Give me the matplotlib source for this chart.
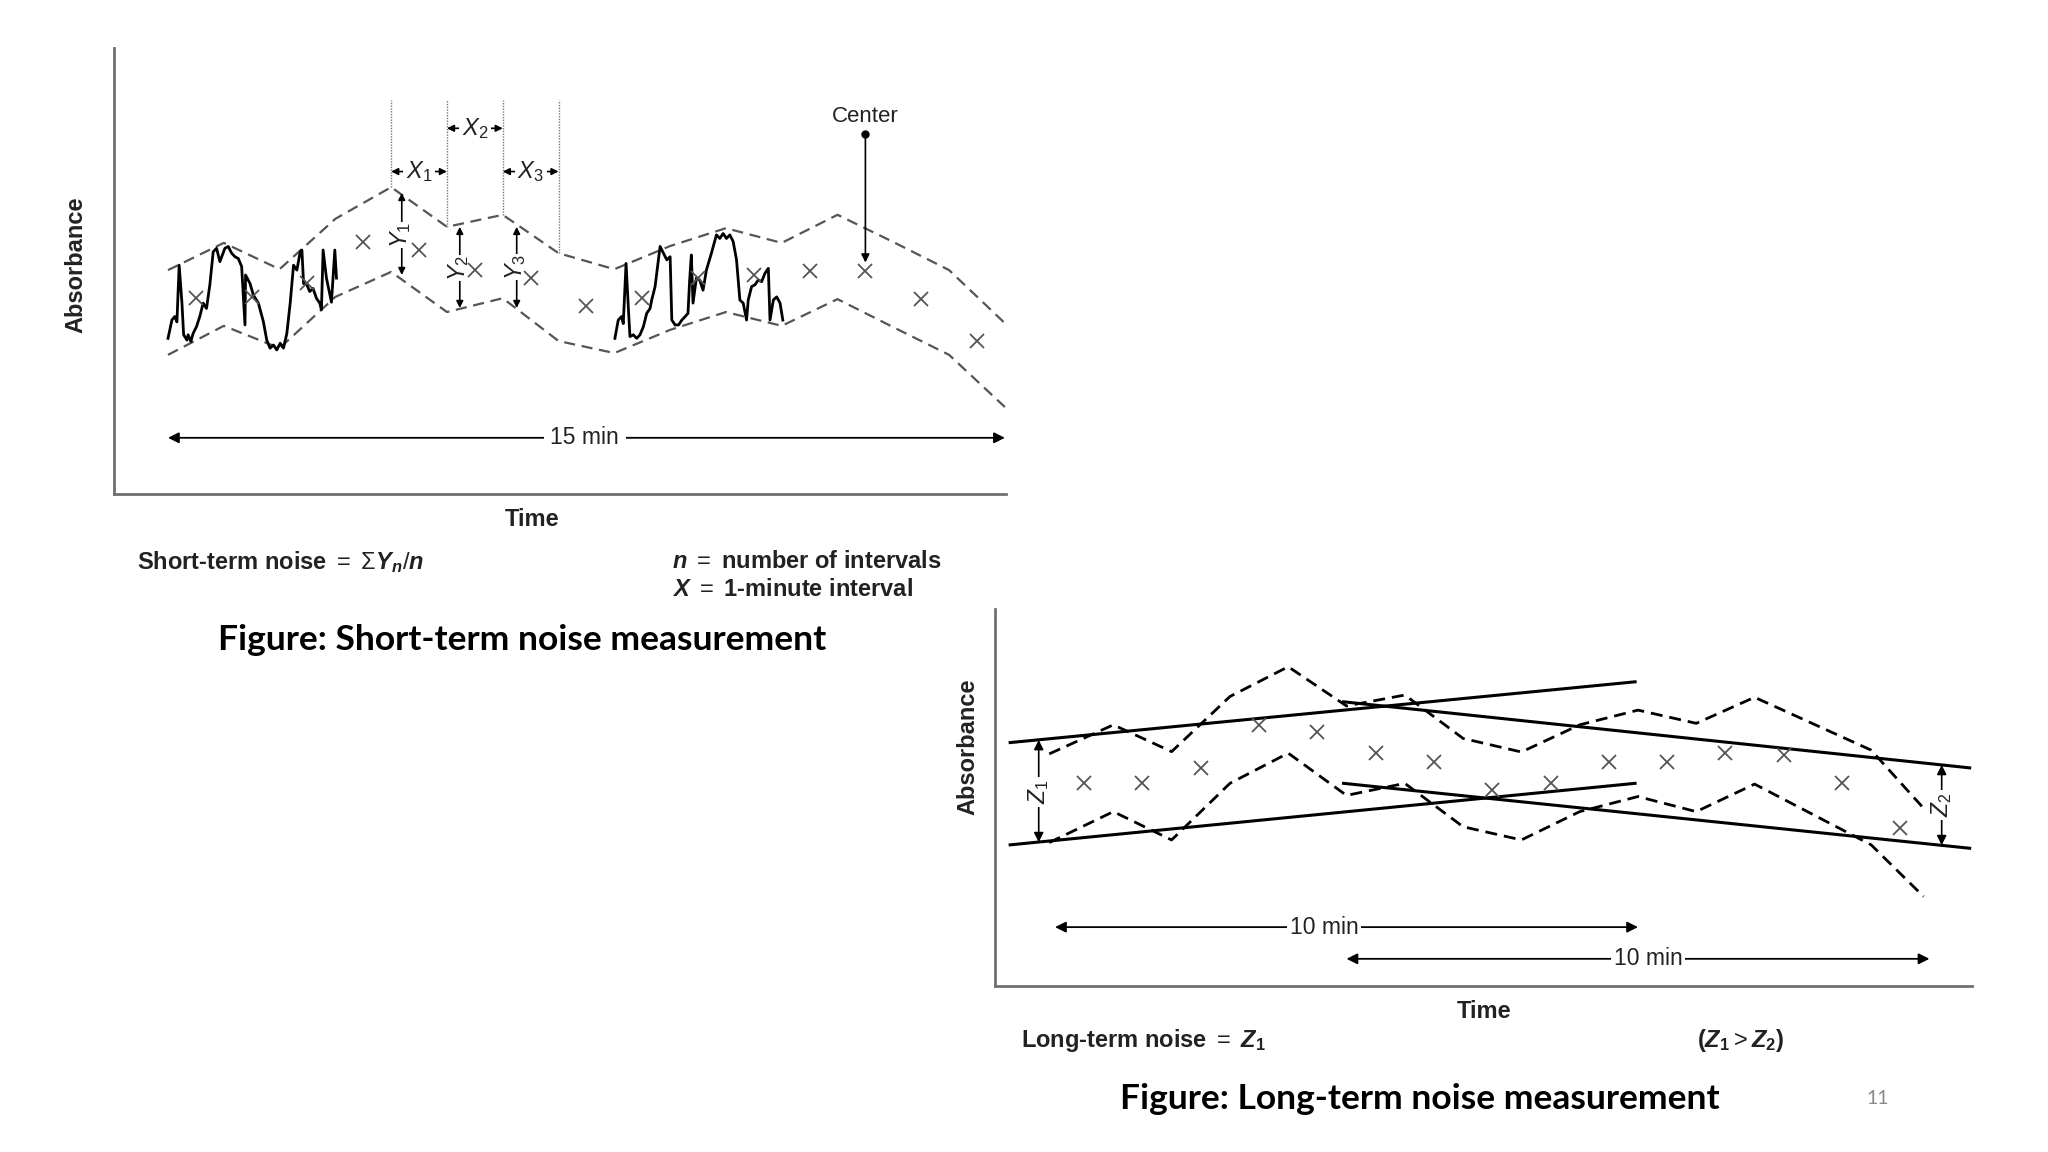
import matplotlib
matplotlib.use("Agg")
import matplotlib.pyplot as plt

plt.rcParams['font.family'] = ['Liberation Sans', 'DejaVu Sans']
plt.rcParams['mathtext.fontset'] = 'custom'
plt.rcParams['mathtext.rm'] = 'Liberation Sans'
plt.rcParams['mathtext.it'] = 'Liberation Sans:italic'
plt.rcParams['mathtext.bf'] = 'Liberation Sans:bold'
plt.rcParams['mathtext.bfit'] = 'Liberation Sans:italic:bold'

# ---- short-term noise diagram (time in min, absorbance in arbitrary units)
band_t = [0, 1, 2, 3, 4, 5, 6, 7, 8, 9, 10, 11, 12, 13, 14, 15]
band_upper = [5.02, 5.63, 5.04, 6.17, 6.88, 5.99, 6.26, 5.40, 5.04, 5.56, 5.96, 5.63, 6.26, 5.65, 5.02, 3.83]
band_lower = [3.12, 3.77, 3.27, 4.42, 4.98, 4.08, 4.39, 3.43, 3.16, 3.68, 4.08, 3.77, 4.37, 3.74, 3.12, 1.95]
mark_t = [0.5, 1.5, 2.5, 3.5, 4.5, 5.5, 6.5, 7.5, 8.5, 9.5, 10.5, 11.5, 12.5, 13.5, 14.5]
mark_a = [4.40, 4.42, 4.73, 5.65, 5.47, 5.02, 4.84, 4.22, 4.39, 4.84, 4.91, 5.00, 5.00, 4.37, 3.43]

noise1_t = [0.00, 0.07, 0.12, 0.16, 0.20, 0.25, 0.28, 0.34, 0.36, 0.41, 0.45, 0.51, 0.57, 0.63,
            0.69, 0.75, 0.81, 0.87, 0.93, 1.02, 1.08, 1.14, 1.20, 1.26, 1.32, 1.38, 1.39, 1.47,
            1.53, 1.62, 1.71, 1.77, 1.83, 1.89, 1.95, 2.01, 2.07, 2.13, 2.19, 2.25, 2.31, 2.37,
            2.40, 2.43, 2.49, 2.54, 2.60, 2.66, 2.72, 2.75, 2.78, 2.84, 2.93, 2.99, 3.02]
noise1_a = [3.49, 3.90, 3.98, 3.86, 5.13, 4.28, 3.57, 3.45, 3.57, 3.42, 3.60, 3.75, 3.98, 4.28,
            4.16, 4.69, 5.43, 5.51, 5.21, 5.51, 5.55, 5.40, 5.32, 5.28, 5.10, 3.79, 4.91, 4.72,
            4.46, 4.28, 3.86, 3.45, 3.27, 3.34, 3.23, 3.38, 3.27, 3.60, 4.28, 5.13, 5.02, 5.43,
            5.47, 4.72, 4.69, 4.54, 4.61, 4.39, 4.28, 4.13, 5.47, 4.84, 4.30, 5.47, 4.84]

noise2_t = [8.01, 8.07, 8.13, 8.16, 8.21, 8.25, 8.28, 8.34, 8.40, 8.46, 8.52, 8.58, 8.64, 8.67,
            8.73, 8.82, 8.88, 8.94, 9.00, 9.03, 9.09, 9.15, 9.21, 9.27, 9.32, 9.35, 9.38, 9.41,
            9.47, 9.53, 9.59, 9.65, 9.74, 9.83, 9.89, 9.95, 10.01, 10.07, 10.13, 10.19, 10.25,
            10.31, 10.37, 10.40, 10.46, 10.52, 10.58, 10.64, 10.70, 10.76, 10.79, 10.85, 10.91,
            10.97, 11.02]
noise2_a = [3.49, 3.90, 3.98, 3.82, 5.17, 4.20, 3.53, 3.57, 3.49, 3.57, 3.75, 4.05, 4.16, 4.35,
            4.65, 5.55, 5.40, 5.25, 5.32, 3.90, 3.79, 3.79, 3.90, 3.98, 4.05, 4.80, 5.36, 4.28,
            4.84, 4.80, 4.57, 5.02, 5.40, 5.81, 5.73, 5.84, 5.73, 5.81, 5.66, 5.25, 4.35,
            4.28, 3.90, 4.35, 4.65, 4.69, 4.80, 4.76, 4.95, 5.06, 3.90, 4.35, 4.42,
            4.28, 3.90]

interval_lines = [4, 5, 6, 7]
interval_top = 8.83
interval_bottom = [6.88, 5.99, 6.26, 5.40]
center_t = 12.5

# ---- long-term noise diagram
band2_t = [-0.1, 1, 2, 3, 4, 5, 6, 7, 8, 9, 10, 11, 12, 14, 14.9]
band2_upper = [6.15, 6.92, 6.21, 7.67, 8.46, 7.42, 7.71, 6.56, 6.20, 6.92, 7.31, 6.96, 7.65, 6.25, 4.71]
band2_lower = [3.80, 4.62, 3.87, 5.37, 6.17, 5.05, 5.37, 4.22, 3.87, 4.62, 5.02, 4.62, 5.35, 3.74, 2.37]
mark2_t = [0.5, 1.5, 2.5, 3.5, 4.5, 5.5, 6.5, 7.5, 8.5, 9.5, 10.5, 11.5, 12.5, 13.5, 14.5]
mark2_a = [5.37, 5.37, 5.77, 6.92, 6.74, 6.17, 5.94, 5.19, 5.37, 5.94, 5.94, 6.17, 6.12, 5.37, 4.18]
rise_t = [-0.77, 9.95]
rise_upper = [6.45, 8.06]
rise_lower = [3.74, 5.37]
fall_t = [4.95, 15.69]
fall_upper = [7.53, 5.78]
fall_lower = [5.37, 3.65]

W, H = 2048, 1152
fig = plt.figure(figsize=(W / 100, H / 100), dpi=100)


def px(x, y):
    return x / W, 1 - y / H


def setup(ax):
    for s in ['top', 'right']:
        ax.spines[s].set_visible(False)
    for s in ['left', 'bottom']:
        ax.spines[s].set_color('#707070')
        ax.spines[s].set_linewidth(2)
    ax.set_xticks([])
    ax.set_yticks([])
    ax.set_ylim(0, 10)


def darrow(ax, x0, y0, x1, y1, lw=1.2, ms=14):
    ax.annotate('', xy=(x1, y1), xytext=(x0, y0),
                arrowprops=dict(arrowstyle='<|-|>', color='black', lw=lw,
                                mutation_scale=ms, shrinkA=0, shrinkB=0))


lab = dict(ha='center', va='center', color='#222222',
           bbox=dict(facecolor='white', edgecolor='none', pad=2))
lab_wide = dict(ha='center', va='center', color='#222222',
                bbox=dict(facecolor='white', edgecolor='none', pad=5))

# ---------------- chart 1
ax1 = fig.add_axes([0.05547, 0.57118, 0.43574, 0.38715])
setup(ax1)
ax1.set_xlim(-0.975, 15.02)

ax1.plot(band_t, band_upper, color='#555555', lw=1.6, dashes=(5, 3))
ax1.plot(band_t, band_lower, color='#555555', lw=1.6, dashes=(5, 3))
ax1.plot(mark_t, mark_a, 'x', color='#555555', ms=10, mew=1.3, zorder=5)
ax1.plot(noise1_t, noise1_a, color='black', lw=2.0)
ax1.plot(noise2_t, noise2_a, color='black', lw=2.0)

ax1.vlines(interval_lines, interval_bottom, interval_top, colors='#777777', lw=1.0,
           linestyles=(0, (1, 1)))
darrow(ax1, 4, 7.23, 5, 7.23, ms=10)
darrow(ax1, 5, 8.20, 6, 8.20, ms=10)
darrow(ax1, 6, 7.23, 7, 7.23, ms=10)
ax1.text(4.5, 7.23, r'$X_1$', fontsize=17, **lab)
ax1.text(5.5, 8.20, r'$X_2$', fontsize=17, **lab)
ax1.text(6.5, 7.23, r'$X_3$', fontsize=17, **lab)

darrow(ax1, 4.19, 6.75, 4.19, 4.91, ms=10)
darrow(ax1, 5.23, 5.99, 5.23, 4.17, ms=10)
darrow(ax1, 6.25, 5.99, 6.25, 4.17, ms=10)
ylab = dict(ha='center', va='center', color='#222222', rotation=90, fontsize=17,
            bbox=dict(facecolor='white', edgecolor='none', pad=0))
ax1.text(4.17, 5.80, r'$Y_1$', **ylab)
ax1.text(5.21, 5.07, r'$Y_2$', **ylab)
ax1.text(6.23, 5.09, r'$Y_3$', **ylab)

ax1.annotate('', xy=(center_t, 5.19), xytext=(center_t, 8.07),
             arrowprops=dict(arrowstyle='-|>', color='black', lw=1.2,
                             mutation_scale=12, shrinkA=0, shrinkB=0))
ax1.plot([center_t], [8.07], 'o', color='black', ms=5)
ax1.text(center_t, 8.22, 'Center', fontsize=16, ha='center', va='bottom', color='#222222')

darrow(ax1, 0, 1.26, 15, 1.26, lw=1.3, ms=16)
ax1.text(7.47, 1.26, '15 min', fontsize=16.5, **lab_wide)

# ---------------- chart 2
ax2 = fig.add_axes([0.48584, 0.14410, 0.47705, 0.32760])
setup(ax2)
ax2.set_xlim(-1.03, 15.73)

ax2.plot(band2_t, band2_upper, color='black', lw=2.0, dashes=(4.3, 2.5))
ax2.plot(band2_t, band2_lower, color='black', lw=2.0, dashes=(4.3, 2.5))
ax2.plot(mark2_t, mark2_a, 'x', color='#555555', ms=10, mew=1.3, zorder=5)
ax2.plot(rise_t, rise_upper, color='black', lw=2.2)
ax2.plot(rise_t, rise_lower, color='black', lw=2.2)
ax2.plot(fall_t, fall_upper, color='black', lw=2.2)
ax2.plot(fall_t, fall_lower, color='black', lw=2.2)

darrow(ax2, -0.28, 6.52, -0.28, 3.81, ms=14)
ax2.text(-0.28, 5.15, r'$Z_1$', fontsize=16.5, rotation=90, **lab)
darrow(ax2, 15.21, 5.86, 15.21, 3.73, ms=14)
ax2.text(15.21, 4.80, r'$Z_2$', fontsize=16.5, rotation=90, **lab)

darrow(ax2, 0, 1.56, 10, 1.56, lw=1.3, ms=16)
ax2.text(4.62, 1.56, '10 min', fontsize=16.5, **lab)
darrow(ax2, 5, 0.72, 15, 0.72, lw=1.3, ms=16)
ax2.text(10.17, 0.72, '10 min', fontsize=16.5, **lab)

# ---------------- labels and captions
bold = dict(fontsize=17, fontweight='bold', color='#222222')
fig.text(*px(76, 265), 'Absorbance', rotation=90, ha='center', va='center', **bold)
fig.text(*px(532, 520), 'Time', ha='center', va='center', **bold)
fig.text(*px(137, 562), r'Short-term noise $=$ $\Sigma\mathbfit{Y}_{\mathbfit{n}}/\mathbfit{n}$',
         ha='left', va='center', **bold)
fig.text(*px(672, 562), r'$\mathbfit{n}$ $=$ number of intervals', ha='left', va='center', **bold)
fig.text(*px(672, 589), r'$\mathbfit{X}$ $=$ 1-minute interval', ha='left', va='center', **bold)

fig.text(*px(968, 747), 'Absorbance', rotation=90, ha='center', va='center', **bold)
fig.text(*px(1484, 1012), 'Time', ha='center', va='center', **bold)
fig.text(*px(1021, 1041), r'Long-term noise $=$ $\mathbfit{Z}_{\mathbf{1}}$',
         ha='left', va='center', **bold)
fig.text(*px(1741, 1041), r'($\mathbfit{Z}_{\mathbf{1}}>\mathbfit{Z}_{\mathbf{2}}$)',
         ha='center', va='center', **bold)

cap = dict(fontsize=25.5, fontweight='bold', color='black', family=['Lato', 'DejaVu Sans'])
fig.text(*px(522, 640), 'Figure: Short-term noise measurement', ha='center', va='center', **cap)
fig.text(*px(1420, 1099), 'Figure: Long-term noise measurement', ha='center', va='center', **cap)
fig.text(*px(1878, 1099), '11', ha='center', va='center', fontsize=14, color='#8a8a8a',
         family=['Lato', 'DejaVu Sans'])

fig.savefig('out.png', dpi=100)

What to produce -
Exactly restate the lines from the beginning of the data through the line with "4.30, 5.47, 4.84]", and no others, keeping pictures out.

Task solution -
Give me the matplotlib source for this chart.
import matplotlib
matplotlib.use("Agg")
import matplotlib.pyplot as plt

plt.rcParams['font.family'] = ['Liberation Sans', 'DejaVu Sans']
plt.rcParams['mathtext.fontset'] = 'custom'
plt.rcParams['mathtext.rm'] = 'Liberation Sans'
plt.rcParams['mathtext.it'] = 'Liberation Sans:italic'
plt.rcParams['mathtext.bf'] = 'Liberation Sans:bold'
plt.rcParams['mathtext.bfit'] = 'Liberation Sans:italic:bold'

# ---- short-term noise diagram (time in min, absorbance in arbitrary units)
band_t = [0, 1, 2, 3, 4, 5, 6, 7, 8, 9, 10, 11, 12, 13, 14, 15]
band_upper = [5.02, 5.63, 5.04, 6.17, 6.88, 5.99, 6.26, 5.40, 5.04, 5.56, 5.96, 5.63, 6.26, 5.65, 5.02, 3.83]
band_lower = [3.12, 3.77, 3.27, 4.42, 4.98, 4.08, 4.39, 3.43, 3.16, 3.68, 4.08, 3.77, 4.37, 3.74, 3.12, 1.95]
mark_t = [0.5, 1.5, 2.5, 3.5, 4.5, 5.5, 6.5, 7.5, 8.5, 9.5, 10.5, 11.5, 12.5, 13.5, 14.5]
mark_a = [4.40, 4.42, 4.73, 5.65, 5.47, 5.02, 4.84, 4.22, 4.39, 4.84, 4.91, 5.00, 5.00, 4.37, 3.43]

noise1_t = [0.00, 0.07, 0.12, 0.16, 0.20, 0.25, 0.28, 0.34, 0.36, 0.41, 0.45, 0.51, 0.57, 0.63,
            0.69, 0.75, 0.81, 0.87, 0.93, 1.02, 1.08, 1.14, 1.20, 1.26, 1.32, 1.38, 1.39, 1.47,
            1.53, 1.62, 1.71, 1.77, 1.83, 1.89, 1.95, 2.01, 2.07, 2.13, 2.19, 2.25, 2.31, 2.37,
            2.40, 2.43, 2.49, 2.54, 2.60, 2.66, 2.72, 2.75, 2.78, 2.84, 2.93, 2.99, 3.02]
noise1_a = [3.49, 3.90, 3.98, 3.86, 5.13, 4.28, 3.57, 3.45, 3.57, 3.42, 3.60, 3.75, 3.98, 4.28,
            4.16, 4.69, 5.43, 5.51, 5.21, 5.51, 5.55, 5.40, 5.32, 5.28, 5.10, 3.79, 4.91, 4.72,
            4.46, 4.28, 3.86, 3.45, 3.27, 3.34, 3.23, 3.38, 3.27, 3.60, 4.28, 5.13, 5.02, 5.43,
            5.47, 4.72, 4.69, 4.54, 4.61, 4.39, 4.28, 4.13, 5.47, 4.84, 4.30, 5.47, 4.84]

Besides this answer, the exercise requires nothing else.